The strange power of war which made us all as a duty so demean ourselves! These Australians, shouldering me in unceremonious horseplay, had put off half civilization with their civil clothes. They were dominant to-night, too sure of themselves to be careful: and yet:– as they lazily swaggered those quick bodies, all curves with never a straight line, but with old and disillusioned eyes: and yet:–I felt them thin-tempered, hollow, instinctive; always going to do great things; with the disquieting suppleness of blades half-drawn from the scabbard. Disquieting: not dreadful.

The English fellows were not instinctive, nor negligent like the Australians, but held themselves, with a slow-eyed, almost sheepish care. They were prim in dress, and quiet; going shyly in pairs. The Australians stood in groups and walked singly: the British clung two and two, in a celibate friendliness which expressed the level of the ranks: the commonness of their Army clothes. ‘Holding together’ they called it: a war-time yearning to keep within four ears such thoughts as were deep enough to hurt.

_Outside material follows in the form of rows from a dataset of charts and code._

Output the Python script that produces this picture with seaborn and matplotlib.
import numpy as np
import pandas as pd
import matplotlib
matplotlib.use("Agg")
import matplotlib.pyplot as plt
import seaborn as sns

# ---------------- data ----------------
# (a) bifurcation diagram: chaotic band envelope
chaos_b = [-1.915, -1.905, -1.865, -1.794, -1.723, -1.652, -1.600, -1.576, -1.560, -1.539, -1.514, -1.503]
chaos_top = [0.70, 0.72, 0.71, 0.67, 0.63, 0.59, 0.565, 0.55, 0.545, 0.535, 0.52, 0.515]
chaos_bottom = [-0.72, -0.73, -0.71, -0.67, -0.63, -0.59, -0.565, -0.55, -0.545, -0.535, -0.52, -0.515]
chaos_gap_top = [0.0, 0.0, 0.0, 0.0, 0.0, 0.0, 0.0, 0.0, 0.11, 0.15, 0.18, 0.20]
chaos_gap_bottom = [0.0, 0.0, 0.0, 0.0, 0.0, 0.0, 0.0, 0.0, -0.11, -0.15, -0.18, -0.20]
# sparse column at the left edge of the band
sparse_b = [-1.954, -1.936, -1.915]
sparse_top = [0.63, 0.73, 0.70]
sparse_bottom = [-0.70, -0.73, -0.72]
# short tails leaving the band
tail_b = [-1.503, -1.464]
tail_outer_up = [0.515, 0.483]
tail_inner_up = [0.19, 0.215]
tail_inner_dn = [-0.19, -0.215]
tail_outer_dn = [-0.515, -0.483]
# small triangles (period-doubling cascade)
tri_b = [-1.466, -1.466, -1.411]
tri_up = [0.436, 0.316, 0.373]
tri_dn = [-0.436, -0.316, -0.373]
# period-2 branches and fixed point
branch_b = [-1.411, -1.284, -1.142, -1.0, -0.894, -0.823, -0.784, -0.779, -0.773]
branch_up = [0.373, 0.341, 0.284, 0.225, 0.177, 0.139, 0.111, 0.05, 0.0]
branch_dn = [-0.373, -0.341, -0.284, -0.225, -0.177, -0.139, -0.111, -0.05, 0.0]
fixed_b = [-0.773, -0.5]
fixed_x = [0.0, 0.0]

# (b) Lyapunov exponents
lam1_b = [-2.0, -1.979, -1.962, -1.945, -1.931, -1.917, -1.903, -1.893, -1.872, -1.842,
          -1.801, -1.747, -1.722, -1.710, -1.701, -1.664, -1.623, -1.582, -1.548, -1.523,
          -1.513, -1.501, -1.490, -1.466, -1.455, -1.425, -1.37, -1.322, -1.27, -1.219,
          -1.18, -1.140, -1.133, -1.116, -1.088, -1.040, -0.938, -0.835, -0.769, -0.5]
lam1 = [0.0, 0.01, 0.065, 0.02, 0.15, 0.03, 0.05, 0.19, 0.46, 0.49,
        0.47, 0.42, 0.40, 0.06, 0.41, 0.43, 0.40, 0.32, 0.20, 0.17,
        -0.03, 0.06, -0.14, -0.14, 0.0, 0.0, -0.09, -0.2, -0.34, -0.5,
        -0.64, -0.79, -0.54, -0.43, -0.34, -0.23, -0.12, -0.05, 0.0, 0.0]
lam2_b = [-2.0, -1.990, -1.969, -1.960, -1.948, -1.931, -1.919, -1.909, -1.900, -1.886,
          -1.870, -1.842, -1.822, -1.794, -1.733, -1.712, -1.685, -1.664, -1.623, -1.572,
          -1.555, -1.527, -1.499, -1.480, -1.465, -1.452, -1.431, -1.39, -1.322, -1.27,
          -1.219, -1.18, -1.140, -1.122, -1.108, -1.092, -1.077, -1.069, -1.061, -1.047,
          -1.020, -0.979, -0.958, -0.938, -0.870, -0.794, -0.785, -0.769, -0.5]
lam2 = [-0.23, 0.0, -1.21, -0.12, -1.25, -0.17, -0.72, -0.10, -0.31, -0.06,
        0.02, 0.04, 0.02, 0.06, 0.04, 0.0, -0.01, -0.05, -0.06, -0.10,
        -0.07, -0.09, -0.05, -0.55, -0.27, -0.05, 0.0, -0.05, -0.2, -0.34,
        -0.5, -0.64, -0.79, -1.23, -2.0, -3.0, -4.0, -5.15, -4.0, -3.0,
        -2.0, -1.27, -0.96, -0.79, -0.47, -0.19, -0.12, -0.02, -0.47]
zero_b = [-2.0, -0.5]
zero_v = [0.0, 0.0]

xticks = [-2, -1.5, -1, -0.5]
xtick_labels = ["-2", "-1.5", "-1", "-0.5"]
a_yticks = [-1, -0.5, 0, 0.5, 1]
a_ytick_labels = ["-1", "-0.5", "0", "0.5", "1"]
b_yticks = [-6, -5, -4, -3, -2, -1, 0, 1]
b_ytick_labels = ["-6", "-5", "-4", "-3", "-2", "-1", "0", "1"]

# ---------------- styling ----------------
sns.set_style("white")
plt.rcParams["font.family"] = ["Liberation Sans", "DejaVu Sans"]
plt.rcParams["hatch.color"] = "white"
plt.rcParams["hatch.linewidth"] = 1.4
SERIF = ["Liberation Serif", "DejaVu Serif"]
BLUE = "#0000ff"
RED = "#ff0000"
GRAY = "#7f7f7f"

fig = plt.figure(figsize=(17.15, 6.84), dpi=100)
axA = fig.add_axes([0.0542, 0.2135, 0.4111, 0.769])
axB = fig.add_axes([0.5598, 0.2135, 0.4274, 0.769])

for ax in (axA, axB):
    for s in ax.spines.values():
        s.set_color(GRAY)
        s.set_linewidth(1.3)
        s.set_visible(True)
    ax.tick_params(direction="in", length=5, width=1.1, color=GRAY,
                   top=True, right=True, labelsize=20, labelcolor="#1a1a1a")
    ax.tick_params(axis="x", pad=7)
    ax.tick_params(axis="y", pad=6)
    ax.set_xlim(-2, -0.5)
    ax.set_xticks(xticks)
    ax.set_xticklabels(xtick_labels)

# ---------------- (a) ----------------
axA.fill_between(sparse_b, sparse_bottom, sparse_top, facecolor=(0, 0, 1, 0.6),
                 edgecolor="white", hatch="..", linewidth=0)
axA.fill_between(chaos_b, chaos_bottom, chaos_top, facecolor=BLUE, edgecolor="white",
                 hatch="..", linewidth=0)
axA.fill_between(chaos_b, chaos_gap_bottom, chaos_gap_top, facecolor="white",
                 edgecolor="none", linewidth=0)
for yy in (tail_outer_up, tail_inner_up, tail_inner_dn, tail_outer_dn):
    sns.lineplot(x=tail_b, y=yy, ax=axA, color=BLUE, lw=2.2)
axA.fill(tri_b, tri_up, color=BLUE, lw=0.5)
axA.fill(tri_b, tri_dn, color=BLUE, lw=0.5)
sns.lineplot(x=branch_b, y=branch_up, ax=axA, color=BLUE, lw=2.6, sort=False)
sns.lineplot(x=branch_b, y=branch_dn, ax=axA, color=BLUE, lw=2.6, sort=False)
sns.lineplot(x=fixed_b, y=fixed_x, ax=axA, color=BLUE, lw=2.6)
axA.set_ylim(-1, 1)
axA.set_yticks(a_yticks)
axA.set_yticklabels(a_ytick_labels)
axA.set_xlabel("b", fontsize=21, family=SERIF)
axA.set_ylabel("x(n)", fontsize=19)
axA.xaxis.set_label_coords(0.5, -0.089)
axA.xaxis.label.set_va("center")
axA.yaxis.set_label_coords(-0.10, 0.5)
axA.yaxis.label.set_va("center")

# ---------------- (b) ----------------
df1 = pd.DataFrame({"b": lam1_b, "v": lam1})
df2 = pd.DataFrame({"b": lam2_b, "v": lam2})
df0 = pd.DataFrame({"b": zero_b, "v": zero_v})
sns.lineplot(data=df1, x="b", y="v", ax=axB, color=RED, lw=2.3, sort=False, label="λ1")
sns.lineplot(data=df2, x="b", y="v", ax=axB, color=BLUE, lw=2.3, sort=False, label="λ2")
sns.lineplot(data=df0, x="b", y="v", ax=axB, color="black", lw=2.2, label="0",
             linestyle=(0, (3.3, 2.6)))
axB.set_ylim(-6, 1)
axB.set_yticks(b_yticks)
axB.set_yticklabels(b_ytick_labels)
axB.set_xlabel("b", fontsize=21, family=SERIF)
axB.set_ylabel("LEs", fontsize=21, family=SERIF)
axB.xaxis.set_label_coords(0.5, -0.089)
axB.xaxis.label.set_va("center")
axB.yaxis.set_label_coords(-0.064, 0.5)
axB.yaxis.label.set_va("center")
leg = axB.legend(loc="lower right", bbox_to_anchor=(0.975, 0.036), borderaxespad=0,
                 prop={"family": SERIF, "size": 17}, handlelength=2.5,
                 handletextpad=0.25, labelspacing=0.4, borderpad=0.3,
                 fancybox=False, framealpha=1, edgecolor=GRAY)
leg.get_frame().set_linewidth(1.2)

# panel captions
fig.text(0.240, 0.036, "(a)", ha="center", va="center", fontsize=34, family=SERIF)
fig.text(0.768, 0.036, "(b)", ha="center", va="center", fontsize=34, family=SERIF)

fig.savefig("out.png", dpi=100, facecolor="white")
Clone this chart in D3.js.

About the soldiers hung the Arabs: gravely-gazing men from another sphere. My crooked duty had banished me among them for two years. To-night I was nearer to them than to the troops, and I resented it, as shameful. The intruding contrast mixed with longing for home, to sharpen my faculties and make fertile my distaste, till not merely did I see the unlikeness of race, and hear the unlikeness of language, but I learned to pick between their smells: the heavy, standing, curdled sourness of dried sweat in cotton, over the Arab crowds; and the feral smell of English soldiers: that hot pissy aura of thronged men in woollen clothes: a tart pungency, breath-catching, ammoniacal: a fervent fermenting naphtha-smell.